• INSTRUCTION:
Report every line in the listing that contains the string "this".

• RECORDS SHOWN:
================

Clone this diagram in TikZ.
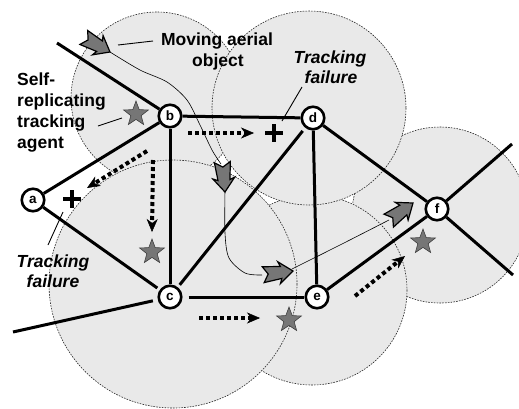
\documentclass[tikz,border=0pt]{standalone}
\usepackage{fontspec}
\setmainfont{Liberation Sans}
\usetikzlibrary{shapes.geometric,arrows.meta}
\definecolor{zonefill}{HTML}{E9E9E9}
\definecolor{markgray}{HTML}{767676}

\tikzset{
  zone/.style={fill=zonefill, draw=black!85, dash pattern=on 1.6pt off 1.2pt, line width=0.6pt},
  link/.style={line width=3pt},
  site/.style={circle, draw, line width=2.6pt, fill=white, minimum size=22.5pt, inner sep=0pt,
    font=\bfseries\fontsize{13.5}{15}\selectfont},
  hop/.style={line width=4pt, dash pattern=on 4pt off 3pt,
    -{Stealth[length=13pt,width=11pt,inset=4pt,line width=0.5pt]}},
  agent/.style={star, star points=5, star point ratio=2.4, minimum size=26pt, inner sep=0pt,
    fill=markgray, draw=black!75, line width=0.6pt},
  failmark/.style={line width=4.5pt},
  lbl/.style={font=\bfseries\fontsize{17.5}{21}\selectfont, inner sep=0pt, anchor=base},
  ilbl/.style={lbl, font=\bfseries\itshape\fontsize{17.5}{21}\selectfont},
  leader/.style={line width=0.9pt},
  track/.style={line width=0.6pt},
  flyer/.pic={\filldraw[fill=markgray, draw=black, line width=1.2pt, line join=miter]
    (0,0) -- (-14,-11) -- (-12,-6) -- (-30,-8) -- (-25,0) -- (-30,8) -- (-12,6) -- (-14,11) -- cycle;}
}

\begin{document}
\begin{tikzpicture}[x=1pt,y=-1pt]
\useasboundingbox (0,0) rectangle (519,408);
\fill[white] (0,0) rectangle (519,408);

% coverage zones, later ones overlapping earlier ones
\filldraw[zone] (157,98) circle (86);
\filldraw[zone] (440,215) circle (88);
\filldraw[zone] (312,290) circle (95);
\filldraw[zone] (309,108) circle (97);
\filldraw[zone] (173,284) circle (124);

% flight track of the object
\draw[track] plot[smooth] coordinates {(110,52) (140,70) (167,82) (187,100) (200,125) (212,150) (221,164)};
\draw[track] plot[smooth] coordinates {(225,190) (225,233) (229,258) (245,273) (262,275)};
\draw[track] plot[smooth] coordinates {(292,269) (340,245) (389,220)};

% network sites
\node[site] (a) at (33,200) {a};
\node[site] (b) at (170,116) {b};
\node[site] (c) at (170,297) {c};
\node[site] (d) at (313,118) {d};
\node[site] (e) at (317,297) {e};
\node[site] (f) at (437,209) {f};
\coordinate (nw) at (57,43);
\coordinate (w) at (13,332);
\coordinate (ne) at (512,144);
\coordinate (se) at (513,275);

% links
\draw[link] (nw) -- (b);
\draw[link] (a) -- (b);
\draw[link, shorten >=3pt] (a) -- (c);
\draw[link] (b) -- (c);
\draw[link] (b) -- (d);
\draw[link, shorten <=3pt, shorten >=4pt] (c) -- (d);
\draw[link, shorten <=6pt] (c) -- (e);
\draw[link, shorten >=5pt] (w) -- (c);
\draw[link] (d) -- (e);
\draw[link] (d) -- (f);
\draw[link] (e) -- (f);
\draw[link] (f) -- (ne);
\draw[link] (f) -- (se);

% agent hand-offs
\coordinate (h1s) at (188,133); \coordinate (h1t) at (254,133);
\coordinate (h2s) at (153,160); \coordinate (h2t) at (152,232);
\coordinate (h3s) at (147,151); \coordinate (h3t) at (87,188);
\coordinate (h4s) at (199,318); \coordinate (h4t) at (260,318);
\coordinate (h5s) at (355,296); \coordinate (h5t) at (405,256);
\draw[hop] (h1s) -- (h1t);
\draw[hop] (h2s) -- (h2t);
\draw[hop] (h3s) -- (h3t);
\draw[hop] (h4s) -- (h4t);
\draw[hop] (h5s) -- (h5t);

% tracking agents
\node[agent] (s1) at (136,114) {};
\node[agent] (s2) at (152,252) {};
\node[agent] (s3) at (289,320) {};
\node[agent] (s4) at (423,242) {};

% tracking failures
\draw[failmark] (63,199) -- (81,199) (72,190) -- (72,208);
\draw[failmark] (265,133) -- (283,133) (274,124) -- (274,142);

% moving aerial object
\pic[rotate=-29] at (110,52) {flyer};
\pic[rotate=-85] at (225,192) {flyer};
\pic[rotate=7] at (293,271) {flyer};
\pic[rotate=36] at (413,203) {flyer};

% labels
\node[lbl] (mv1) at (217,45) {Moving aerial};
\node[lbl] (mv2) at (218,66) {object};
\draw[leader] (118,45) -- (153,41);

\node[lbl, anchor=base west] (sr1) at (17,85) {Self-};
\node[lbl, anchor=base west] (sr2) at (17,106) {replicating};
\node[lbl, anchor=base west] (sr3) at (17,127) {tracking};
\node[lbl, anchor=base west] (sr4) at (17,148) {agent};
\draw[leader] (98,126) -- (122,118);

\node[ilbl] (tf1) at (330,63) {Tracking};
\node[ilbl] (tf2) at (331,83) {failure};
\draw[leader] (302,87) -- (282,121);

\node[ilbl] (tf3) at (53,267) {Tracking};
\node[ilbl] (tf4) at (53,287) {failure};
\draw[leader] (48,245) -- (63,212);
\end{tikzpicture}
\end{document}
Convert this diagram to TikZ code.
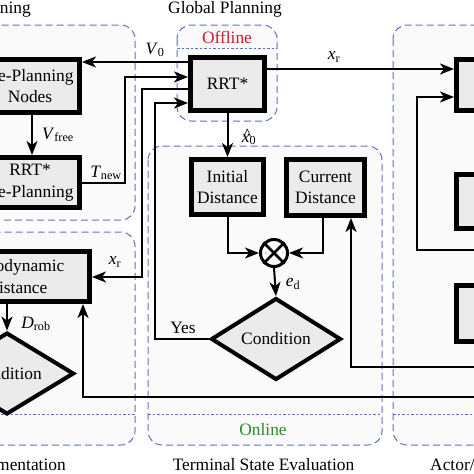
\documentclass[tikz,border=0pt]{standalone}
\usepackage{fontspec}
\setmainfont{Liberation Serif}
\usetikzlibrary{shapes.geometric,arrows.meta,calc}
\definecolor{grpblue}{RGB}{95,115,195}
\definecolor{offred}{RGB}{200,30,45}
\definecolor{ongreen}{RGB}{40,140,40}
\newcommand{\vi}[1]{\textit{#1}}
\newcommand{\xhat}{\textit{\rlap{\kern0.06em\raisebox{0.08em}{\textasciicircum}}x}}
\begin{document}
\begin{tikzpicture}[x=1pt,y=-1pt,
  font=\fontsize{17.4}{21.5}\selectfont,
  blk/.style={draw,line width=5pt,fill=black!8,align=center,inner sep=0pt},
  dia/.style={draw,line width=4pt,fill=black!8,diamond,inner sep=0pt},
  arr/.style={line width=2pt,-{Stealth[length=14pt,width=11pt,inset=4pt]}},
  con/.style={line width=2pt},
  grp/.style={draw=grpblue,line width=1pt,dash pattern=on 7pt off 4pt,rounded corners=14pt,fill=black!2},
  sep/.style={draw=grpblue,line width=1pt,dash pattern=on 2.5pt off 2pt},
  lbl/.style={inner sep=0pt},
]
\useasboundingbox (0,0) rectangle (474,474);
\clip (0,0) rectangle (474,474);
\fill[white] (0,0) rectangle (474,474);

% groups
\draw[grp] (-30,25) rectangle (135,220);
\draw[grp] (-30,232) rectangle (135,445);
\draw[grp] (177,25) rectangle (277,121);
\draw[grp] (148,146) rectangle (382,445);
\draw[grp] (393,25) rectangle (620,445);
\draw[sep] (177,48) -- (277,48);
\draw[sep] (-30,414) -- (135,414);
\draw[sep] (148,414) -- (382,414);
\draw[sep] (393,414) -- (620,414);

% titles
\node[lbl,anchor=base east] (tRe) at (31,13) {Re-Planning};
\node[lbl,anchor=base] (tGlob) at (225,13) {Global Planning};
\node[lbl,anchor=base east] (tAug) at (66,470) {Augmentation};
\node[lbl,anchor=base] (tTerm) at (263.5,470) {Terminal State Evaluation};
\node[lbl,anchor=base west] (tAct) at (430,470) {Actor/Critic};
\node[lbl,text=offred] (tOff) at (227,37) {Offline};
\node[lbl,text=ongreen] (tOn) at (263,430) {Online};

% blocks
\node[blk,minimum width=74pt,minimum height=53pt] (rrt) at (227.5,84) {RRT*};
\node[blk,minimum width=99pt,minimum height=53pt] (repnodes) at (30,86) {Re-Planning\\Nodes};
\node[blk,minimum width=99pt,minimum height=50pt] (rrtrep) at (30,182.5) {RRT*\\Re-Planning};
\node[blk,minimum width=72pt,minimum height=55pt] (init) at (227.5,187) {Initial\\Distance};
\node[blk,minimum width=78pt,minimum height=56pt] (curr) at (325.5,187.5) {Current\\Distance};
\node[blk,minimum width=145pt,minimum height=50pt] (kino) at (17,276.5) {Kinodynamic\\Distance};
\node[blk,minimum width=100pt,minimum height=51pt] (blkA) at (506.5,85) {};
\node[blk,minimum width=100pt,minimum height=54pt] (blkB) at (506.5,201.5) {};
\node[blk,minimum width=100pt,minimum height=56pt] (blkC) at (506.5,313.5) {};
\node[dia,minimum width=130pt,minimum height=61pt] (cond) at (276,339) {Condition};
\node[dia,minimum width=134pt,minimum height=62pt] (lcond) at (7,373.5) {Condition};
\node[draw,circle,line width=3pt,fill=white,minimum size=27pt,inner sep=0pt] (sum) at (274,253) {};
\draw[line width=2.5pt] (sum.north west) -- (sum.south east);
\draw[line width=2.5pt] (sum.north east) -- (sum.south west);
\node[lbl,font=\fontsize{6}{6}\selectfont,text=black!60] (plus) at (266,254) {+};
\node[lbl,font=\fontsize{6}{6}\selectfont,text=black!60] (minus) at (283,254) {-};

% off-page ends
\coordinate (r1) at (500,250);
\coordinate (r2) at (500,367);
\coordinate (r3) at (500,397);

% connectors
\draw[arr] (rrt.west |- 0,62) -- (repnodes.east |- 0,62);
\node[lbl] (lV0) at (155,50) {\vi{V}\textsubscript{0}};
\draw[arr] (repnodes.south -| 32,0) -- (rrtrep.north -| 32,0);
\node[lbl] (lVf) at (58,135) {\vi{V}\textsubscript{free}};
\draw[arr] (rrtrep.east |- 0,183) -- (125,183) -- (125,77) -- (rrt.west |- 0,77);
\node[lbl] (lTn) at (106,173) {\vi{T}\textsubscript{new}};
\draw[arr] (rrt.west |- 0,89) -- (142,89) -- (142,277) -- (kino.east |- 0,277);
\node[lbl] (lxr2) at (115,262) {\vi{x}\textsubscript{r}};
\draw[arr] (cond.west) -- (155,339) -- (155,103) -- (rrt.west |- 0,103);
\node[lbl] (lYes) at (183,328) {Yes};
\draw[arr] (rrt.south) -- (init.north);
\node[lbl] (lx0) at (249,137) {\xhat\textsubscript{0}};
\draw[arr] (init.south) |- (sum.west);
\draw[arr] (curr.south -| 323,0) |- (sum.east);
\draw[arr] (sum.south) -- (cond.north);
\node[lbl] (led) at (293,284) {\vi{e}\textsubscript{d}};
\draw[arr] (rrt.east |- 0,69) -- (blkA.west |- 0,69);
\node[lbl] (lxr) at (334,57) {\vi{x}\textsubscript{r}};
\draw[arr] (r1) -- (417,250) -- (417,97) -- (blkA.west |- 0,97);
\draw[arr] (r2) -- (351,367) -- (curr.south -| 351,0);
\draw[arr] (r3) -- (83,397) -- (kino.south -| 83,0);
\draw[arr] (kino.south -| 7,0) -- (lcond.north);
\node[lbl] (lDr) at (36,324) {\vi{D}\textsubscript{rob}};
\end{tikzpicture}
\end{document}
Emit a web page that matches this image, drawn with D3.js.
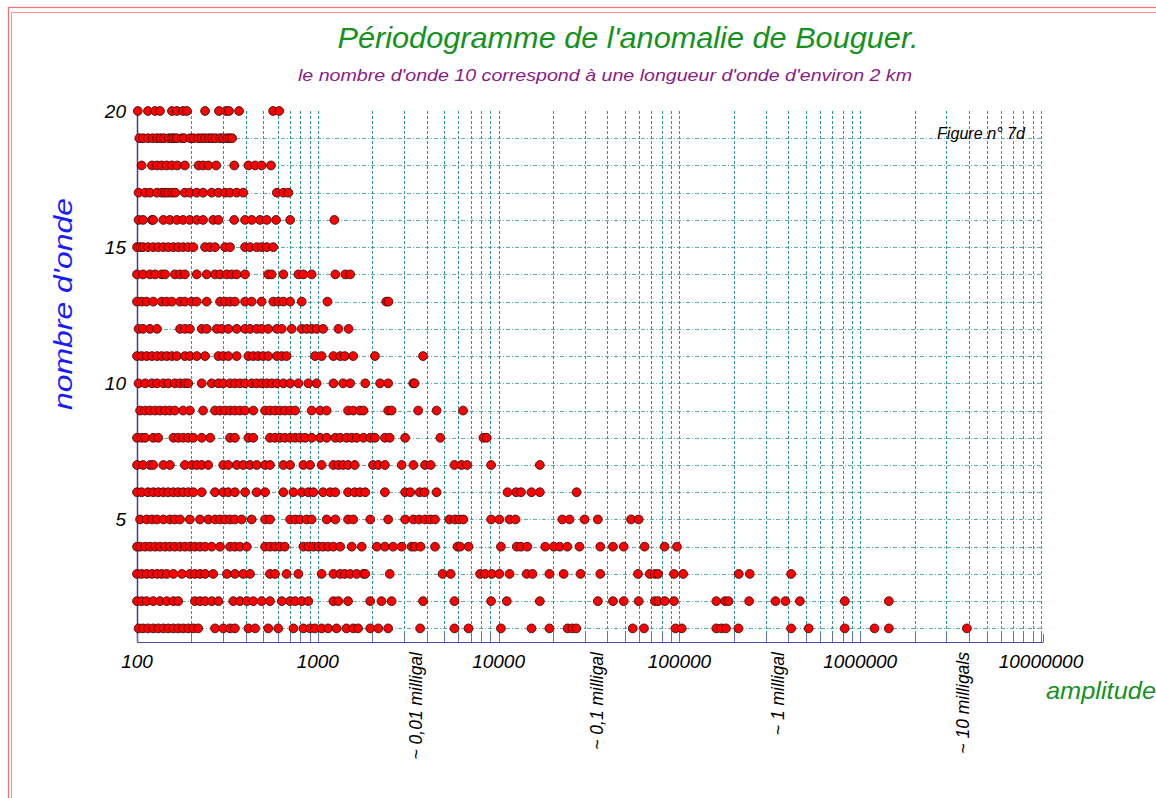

================

• EXERCISE SOLUTION:
Clone this diagram in TikZ.
Convert this diagram to TikZ code.
Emit a web page that matches this image, drawn with D3.js.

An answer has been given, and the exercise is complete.